Just Good Clean Fun – Editorial Review


Title: Just Good Clean Fun

Author: Michael J. Hawron

Genre: Historical Fiction / Spy Thriller / International Intrigue


Just Good Clean Fun, by Michael J. Hawron, is a spy thriller set in the 1970s and 1980s. Like many spy thriller novels, Just Good Clean Fun follows a seemingly average (albeit handsome and charming man), who secretly has some extraordinary abilities. Those abilities allow him to fight crime, take down the bad guys, and thwart their plans, to save the world (or at least Australia).

The primary character, Mitch Hawkins, is from a nondescript town, West Bush (the State is not mentioned, which just adds to his Everyman status). He had a relatively modest and average childhood, until he had his tonsils removed. While unconscious, CIA operatives changed his neurological chemistry and synapses to improve his intellectual abilities. He was destined (practically programmed) to become a spy for the CIA. This allowed him to go to MIT and gain the requisite knowledge to fulfill his destiny.

While at MIT, Mitch was assigned to the Yangs group, who are tasked with overthrowing governments to further American interests. Opposing the Yangs are the Yins (also a CIA group). The Yins were tasked with keeping tabs on the Yangs and cleaning up their messes, all while holding a rather fanatical view of Americanism. Unfortunately, many of the characters feel a bit thin and seem to simply represent various spy genre tropes.

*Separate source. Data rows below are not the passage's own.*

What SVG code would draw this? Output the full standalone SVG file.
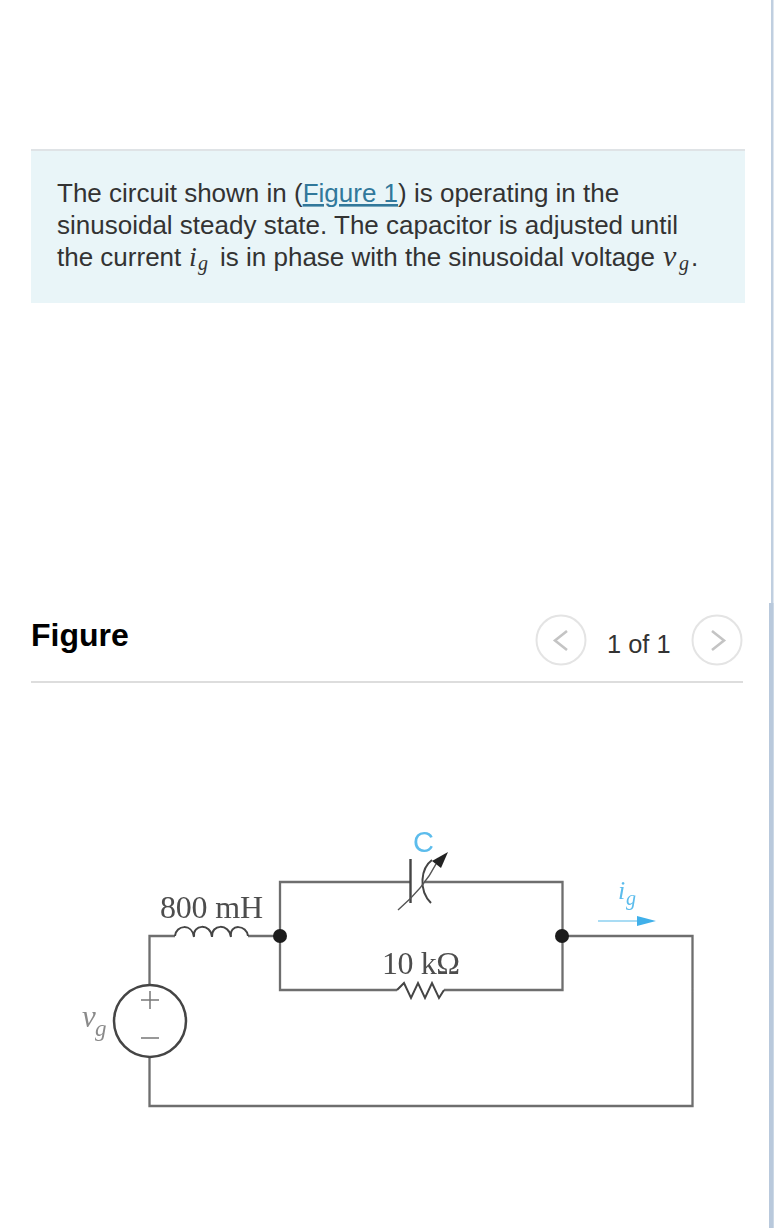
<svg xmlns="http://www.w3.org/2000/svg" width="778" height="1228" viewBox="0 0 778 1228">
<style>
.t{font-family:"Liberation Sans",Arial,sans-serif;font-size:26px;fill:#333}
.m{font-family:"Liberation Serif",serif;font-style:italic;fill:#333}
.w{fill:none;stroke:#6e6e6e;stroke-width:2.300}
.s{fill:none;stroke:#444;stroke-width:2}
.l{font-family:"Liberation Serif",serif;font-size:32px;fill:#4d4d4d}
.b{fill:#fff;stroke:#e4e4e4;stroke-width:2}
.c{fill:none;stroke:#c4c4c4;stroke-width:2.600}
.v{fill:#8a8a8a}
.u{fill:#5bbcec}
</style>
<defs><filter id="soft" x="-5%" y="-5%" width="110%" height="110%"><feGaussianBlur stdDeviation="0.55"/></filter></defs>
<rect width="778" height="1228" fill="#fff"/>
<rect x="771" y="0" width="2.500" height="1228" fill="#c0cfe0"/>
<rect x="769" y="603" width="4.500" height="625" fill="#b9c9dc"/>
<g id="prompt">
<rect x="31" y="150" width="714" height="153" fill="#e9f5f8"/>
<rect x="31" y="149" width="714" height="2" fill="#dfe3e6"/>
<text class="t" x="57" y="202">The circuit shown in (<tspan fill="#31789b" text-decoration="underline">Figure 1</tspan>) is operating in the</text>
<text class="t" x="57" y="234">sinusoidal steady state. The capacitor is adjusted until</text>
<text class="t" x="57" y="266">the current</text>
<text class="m" x="189" y="266" font-size="28">i</text><text class="m" x="198" y="270" font-size="20">g</text>
<text class="t" x="220" y="266">is in phase with the sinusoidal voltage</text>
<text class="m" x="663" y="266" font-size="30">v</text><text class="m" x="679" y="270" font-size="20">g</text>
<text class="t" x="691" y="266">.</text>
</g>
<g id="figure-header">
<text x="31" y="646" font-family="Liberation Sans,Arial,sans-serif" font-size="32" font-weight="700" fill="#000">Figure</text>
<circle class="b" cx="561" cy="640" r="24.500"/>
<path class="c" d="M567 631L555 640.500L567 650"/>
<text class="t" x="607" y="653" style="font-size:25.400px">1 of 1</text>
<circle class="b" cx="717" cy="640" r="24.500"/>
<path class="c" d="M712 631L724 640.500L712 650"/>
<rect x="31" y="681" width="712" height="2" fill="#ddd"/>
</g>
<g id="circuit" filter="url(#soft)">
<g id="connectors">
<path class="w" d="M149.500 985V936H175M248 936H280M280 936V882H410M424 882H562.500V990H444M397 990H280V936M562.500 936H692.500V1106H149.500V1057"/>
</g>
<g id="inductor"><path class="s" d="M175 936C176 925 192 923 194 937C192 924 211 923 212 937C211 924 229 923 231 937C229 923 247 925 248 936" stroke-width="1.900"/>
<text class="l" x="160" y="918" textLength="103">800 mH</text></g>
<g id="source">
<circle cx="150" cy="1021" r="36" fill="#fff" stroke="#444" stroke-width="2.500"/>
<path d="M141 1000H159M150 991V1009M141 1038H159" stroke="#777" stroke-width="1.500" fill="none"/>
<text class="m v" x="82" y="1027" font-size="31">v</text><text class="m v" x="95" y="1036" font-size="23">g</text>
</g>
<g id="capacitor">
<path d="M410.500 859V903" stroke="#444" stroke-width="2.400"/>
<path class="s" d="M432 860C421 868 418 890 431 903"/>
<path d="M398 910C412 898 426 884 436 864" fill="none" stroke="#555" stroke-width="1.500"/>
<path d="M448 852L432 861L441 868Z" fill="#222"/>
<text class="u" x="413" y="852" font-family="Liberation Sans,Arial,sans-serif" font-size="29">C</text>
</g>
<g id="resistor"><path class="s" d="M397 990L404 983L411 998L418 983L425 998L432 983L439 998L444 990"/>
<text class="l" x="382" y="974" textLength="78">10 kΩ</text></g>
<g id="nodes"><circle cx="280" cy="936" r="7" fill="#1c1c1c"/><circle cx="562" cy="936" r="7" fill="#1c1c1c"/></g>
<g id="current">
<text class="m u" x="618" y="899" font-size="26">i</text><text class="m u" x="626" y="905" font-size="20">g</text>
<path d="M598 921H638" stroke="#a9dcf4" stroke-width="2"/><path d="M637 916L656 921L637 926Z" fill="#3fb0ea"/>
</g>
</g>
</svg>
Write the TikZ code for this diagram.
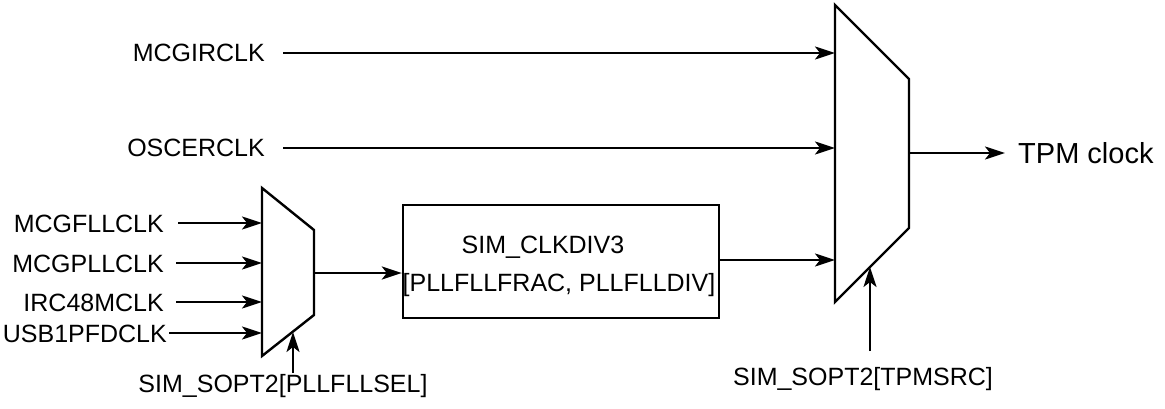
\documentclass[tikz,border=0pt]{standalone}
\usepackage{fontspec}
\setmainfont{Liberation Sans}
\usetikzlibrary{arrows.meta}
\begin{document}
\begin{tikzpicture}[x=1pt,y=-1pt,
  wire/.style={line width=2.4pt,-{Stealth[length=20pt,width=13pt,inset=5pt]}},
  muxshape/.style={line width=2.4pt,line join=miter},
  lbl/.style={inner sep=0pt,font=\fontsize{25}{30}\selectfont,text height=18pt,text depth=0pt},
  blbl/.style={inner sep=0pt,font=\fontsize{25}{30}\selectfont},
  boxstyle/.style={draw,line width=2.4pt,inner sep=0pt,minimum width=316pt,minimum height=113pt}]
\useasboundingbox (0,0) rectangle (1165,409);
% big mux
\draw[muxshape] (835,5) -- (909,79) -- (909,228) -- (835,302) -- cycle;
\coordinate (bi1) at (835,53);
\coordinate (bi2) at (835,148);
\coordinate (bi3) at (835,260);
\coordinate (bsel) at (870,267);
\coordinate (bout) at (909,153);
% small mux
\draw[muxshape] (262,188) -- (314,230) -- (314,315) -- (262,356) -- cycle;
\coordinate (si1) at (262,223);
\coordinate (si2) at (262,263);
\coordinate (si3) at (262,302);
\coordinate (si4) at (262,333);
\coordinate (ssel) at (293,332);
\coordinate (sout) at (314,273);
% divider box
\node[boxstyle] (div) at (561,261.5) {};
\node[blbl] (t1) at (543,247) {SIM\_CLKDIV3};
\node[blbl] (t2) at (559,285) {[PLLFLLFRAC, PLLFLLDIV]};
% labels
\node[lbl,anchor=east] (mcgir) at (265,53) {MCGIRCLK};
\node[lbl,anchor=east] (oscer) at (265,148) {OSCERCLK};
\node[lbl,anchor=east] (fll) at (164,223) {MCGFLLCLK};
\node[lbl,anchor=east] (pll) at (164,263) {MCGPLLCLK};
\node[lbl,anchor=east] (irc) at (164,302) {IRC48MCLK};
\node[lbl,anchor=east] (usb) at (167,333) {USB1PFDCLK};
\node[inner sep=0pt,font=\fontsize{29}{34}\selectfont,text height=21pt,text depth=0pt,anchor=west] (tpm) at (1018,153) {TPM clock};
\node[blbl] (selsm) at (283,386) {SIM\_SOPT2[PLLFLLSEL]};
\node[blbl] (selbg) at (863,379) {SIM\_SOPT2[TPMSRC]};
\coordinate (s1start) at (293,373);
\coordinate (s2start) at (870,351);
% connectors
\draw[wire] ([xshift=18pt]mcgir.east) -- (bi1);
\draw[wire] ([xshift=18pt]oscer.east) -- (bi2);
\draw[wire] (div.east |- bi3) -- (bi3);
\draw[wire] (bout) -- ([xshift=-13pt]tpm.west);
\draw[wire] (s2start) -- (bsel);
\draw[wire] ([xshift=14pt]fll.east) -- (si1);
\draw[wire] ([xshift=12pt]pll.east) -- (si2);
\draw[wire] ([xshift=12pt]irc.east) -- (si3);
\draw[wire] ([xshift=2pt]usb.east) -- (si4);
\draw[wire] (sout) -- (div.west |- sout);
\draw[wire] (s1start) -- (ssel);
\end{tikzpicture}
\end{document}
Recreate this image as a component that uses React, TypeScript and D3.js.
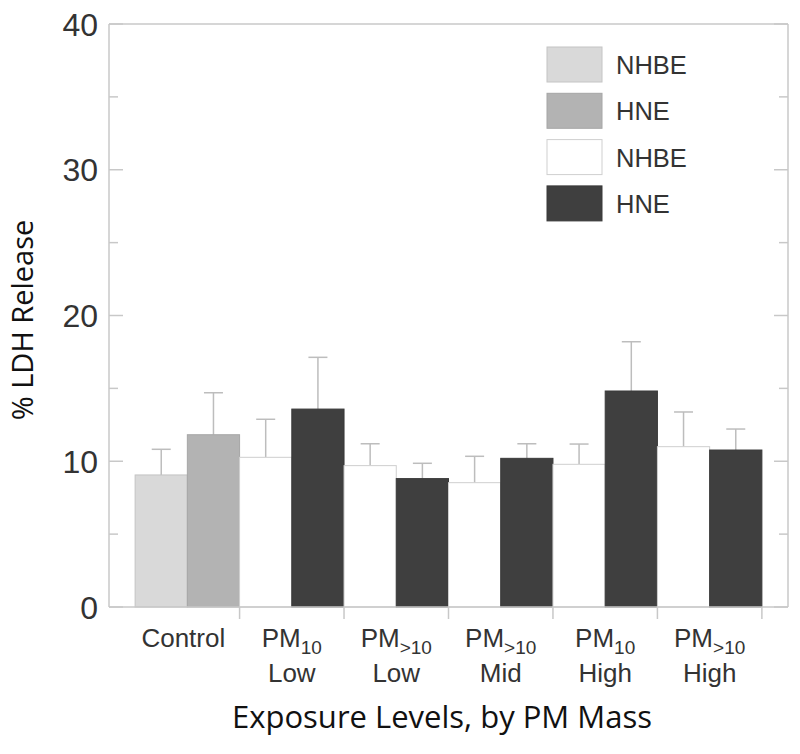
import React from "react";
import * as d3 from "d3";

const categories = ["Control", "PM10 Low", "PM>10 Low", "PM>10 Mid", "PM10 High", "PM>10 High"];
const labelTop = ["Control", "PM", "PM", "PM", "PM", "PM"];
const labelSub = ["", "10", ">10", ">10", "10", ">10"];
const labelBottom = ["", "Low", "Low", "Mid", "High", "High"];

const nhbeValues = [9.06, 10.27, 9.7, 8.53, 9.79, 11.0];
const nhbeErrors = [1.76, 2.61, 1.5, 1.81, 1.39, 2.38];
const hneValues = [11.82, 13.58, 8.81, 10.2, 14.82, 10.77];
const hneErrors = [2.88, 3.55, 1.05, 1.0, 3.38, 1.44];

const legendLabels = ["NHBE", "HNE", "NHBE", "HNE"];
const yMajorTicks = [0, 10, 20, 30, 40];
const yMinorTicks = [5, 15, 25, 35];

const controlNhbeFill = "#d9d9d9";
const controlHneFill = "#b3b3b3";
const pmNhbeFill = "#ffffff";
const pmHneFill = "#3f3f3f";
const legendFills = [controlNhbeFill, controlHneFill, pmNhbeFill, pmHneFill];
const legendStrokes = ["#c4c4c4", "#a6a6a6", "#cfcfcf", "#3a3a3a"];

const axisColor = "#c8c8c8";
const errColor = "#bdbdbd";
const textColor = "#333333";

export default function App() {
  const width = 800;
  const height = 754;
  const left = 109;
  const right = 788;
  const top = 24;
  const bottom = 607;

  const x = d3.scaleBand<string>().domain(categories).range([left, right]).paddingInner(0).paddingOuter(0.25);
  const sub = d3.scaleBand<string>().domain(["nhbe", "hne"]).range([0, x.bandwidth()]).padding(0);
  const y = d3.scaleLinear().domain([0, 40]).range([bottom, top]);

  const bars: any[] = [];
  categories.forEach((c, i) => {
    const isControl = i === 0;
    bars.push({
      key: c + "-n",
      x: (x(c) as number) + (sub("nhbe") as number),
      v: nhbeValues[i],
      e: nhbeErrors[i],
      fill: isControl ? controlNhbeFill : pmNhbeFill,
      stroke: isControl ? "#c4c4c4" : "#cfcfcf",
    });
    bars.push({
      key: c + "-h",
      x: (x(c) as number) + (sub("hne") as number),
      v: hneValues[i],
      e: hneErrors[i],
      fill: isControl ? controlHneFill : pmHneFill,
      stroke: isControl ? "#a6a6a6" : "#3a3a3a",
    });
  });
  const bw = sub.bandwidth();

  return (
    <svg width={width} height={height} style={{ display: "block", position: "absolute", left: 0, top: 0 }}>
      <rect x={0} y={0} width={width} height={height} fill="#ffffff" />
      {/* frame */}
      <line x1={left} x2={right} y1={top} y2={top} stroke={axisColor} strokeWidth={1.5} />
      <line x1={left} x2={left} y1={top} y2={bottom} stroke={axisColor} strokeWidth={1.5} />
      <line x1={right} x2={right} y1={top} y2={bottom} stroke={axisColor} strokeWidth={1.5} />

      {/* y ticks */}
      {yMajorTicks.map((t) => (
        <g key={"M" + t}>
          <line x1={left} x2={left + 14} y1={y(t)} y2={y(t)} stroke={axisColor} strokeWidth={1.5} />
          <line x1={right} x2={right - 14} y1={y(t)} y2={y(t)} stroke={axisColor} strokeWidth={1.5} />
          <text x={98} y={y(t) + 11.5} textAnchor="end" fontFamily="'Liberation Sans', Arial, sans-serif" fontSize={32} fill={textColor}>
            {t}
          </text>
        </g>
      ))}
      {yMinorTicks.map((t) => (
        <g key={"m" + t}>
          <line x1={left} x2={left + 9} y1={y(t)} y2={y(t)} stroke={axisColor} strokeWidth={1.5} />
          <line x1={right} x2={right - 9} y1={y(t)} y2={y(t)} stroke={axisColor} strokeWidth={1.5} />
        </g>
      ))}

      {/* bars */}
      {bars.map((b) => (
        <g key={b.key}>
          <line x1={b.x + bw / 2} x2={b.x + bw / 2} y1={y(b.v)} y2={y(b.v + b.e)} stroke={errColor} strokeWidth={1.5} />
          <line x1={b.x + bw / 2 - 9.5} x2={b.x + bw / 2 + 9.5} y1={y(b.v + b.e)} y2={y(b.v + b.e)} stroke={errColor} strokeWidth={1.5} />
          <rect x={b.x} y={y(b.v)} width={bw} height={bottom - y(b.v)} fill={b.fill} stroke={b.stroke} strokeWidth={1} />
        </g>
      ))}

      {/* x axis */}
      <line x1={left} x2={right} y1={bottom} y2={bottom} stroke={axisColor} strokeWidth={1.5} />
      {categories.map((c) => (
        <line key={"xt" + c} x1={(x(c) as number) + x.bandwidth()} x2={(x(c) as number) + x.bandwidth()} y1={bottom} y2={bottom + 12} stroke={axisColor} strokeWidth={1.5} />
      ))}

      {/* x labels */}
      {categories.map((c, i) => {
        const cx = (x(c) as number) + x.bandwidth() / 2 - (i === 0 ? 4 : 0);
        return (
          <g key={"xl" + c} fontFamily="'Liberation Sans', Arial, sans-serif" fill={textColor}>
            <text x={cx} y={647} textAnchor="middle" fontSize={26}>
              {labelTop[i]}
              {labelSub[i] && (
                <tspan fontSize={19} dy={7}>
                  {labelSub[i]}
                </tspan>
              )}
            </text>
            {labelBottom[i] && (
              <text x={cx} y={682} textAnchor="middle" fontSize={26}>
                {labelBottom[i]}
              </text>
            )}
          </g>
        );
      })}

      {/* legend */}
      {legendLabels.map((l, i) => {
        const ly = 47 + i * 46.3;
        return (
          <g key={"lg" + i}>
            <rect x={547} y={ly} width={55} height={35} fill={legendFills[i]} stroke={legendStrokes[i]} strokeWidth={1} />
            <text x={616} y={ly + 27} fontFamily="'Liberation Sans', Arial, sans-serif" fontSize={25.5} fill={textColor}>
              {l}
            </text>
          </g>
        );
      })}

      {/* axis titles */}
      <text
        transform={`translate(33, 320) rotate(-90)`}
        textAnchor="middle"
        fontFamily="'Open Sans', Lato, sans-serif"
        fontSize={29}
        fill="#111"
      >
        % LDH Release
      </text>
      <text x={442} y={728} textAnchor="middle" fontFamily="'Open Sans', Lato, sans-serif" fontSize={31} fill="#111">
        Exposure Levels, by PM Mass
      </text>
    </svg>
  );
}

The plot, as might be expected for a spy thriller novel, is the most interesting part of this book. Hawron has set his thriller within the context of an actual event from history. Yet, Hawron has followed the current popular style of making a somewhat revised history suit his story’s narrative. The plot of Just Good Clean Fun is set within the context of the overthrow of the Australian government. In reality, the parallel historical events are typically considered as a government shutdown. Though even in historical recounts, some conspiracy theorists do argue there may have been foul play.

There seem to be two themes running through the book, one subtle and one obvious. First is that the title, Just Good Clean Fun, should remind the reader of something a coach would say to his team before a game. Yet, the action and consequences within the book are most certainly the opposite. The naive innocence engendered by the phrase belies the social chaos left in its wake.

The second theme is the concept of dialectical forces embodied by the two groups treated as puppets by the CIA: Yin and Yang. These two groups are opposites and antagonistic toward one another but are the embodiment of non-duality. For an interesting read of the book, the reader might think of the Yins and the Yangs not as two groups within the CIA, but as a one unit serving one purpose.

The book seems intended for a mature audience, not necessarily because of violent or sexual content (which are generally PG-13 on both counts), but because the nuanced alternative history of the 1970s and 1980s might not be as enjoyable for most Millennials. However, anyone who enjoys the spy genre will likely enjoy this book. It particularly has themes similar to the popular shows Chuck and Quantico.

Just Good Clean Fun uses classic elements of the spy genre and adds modern elements for thrilling twists in this spy versus spy action novel. This novel is certainly good and fun, though not always clean—making it the sort of spy thriller any fan of this genre can enjoy.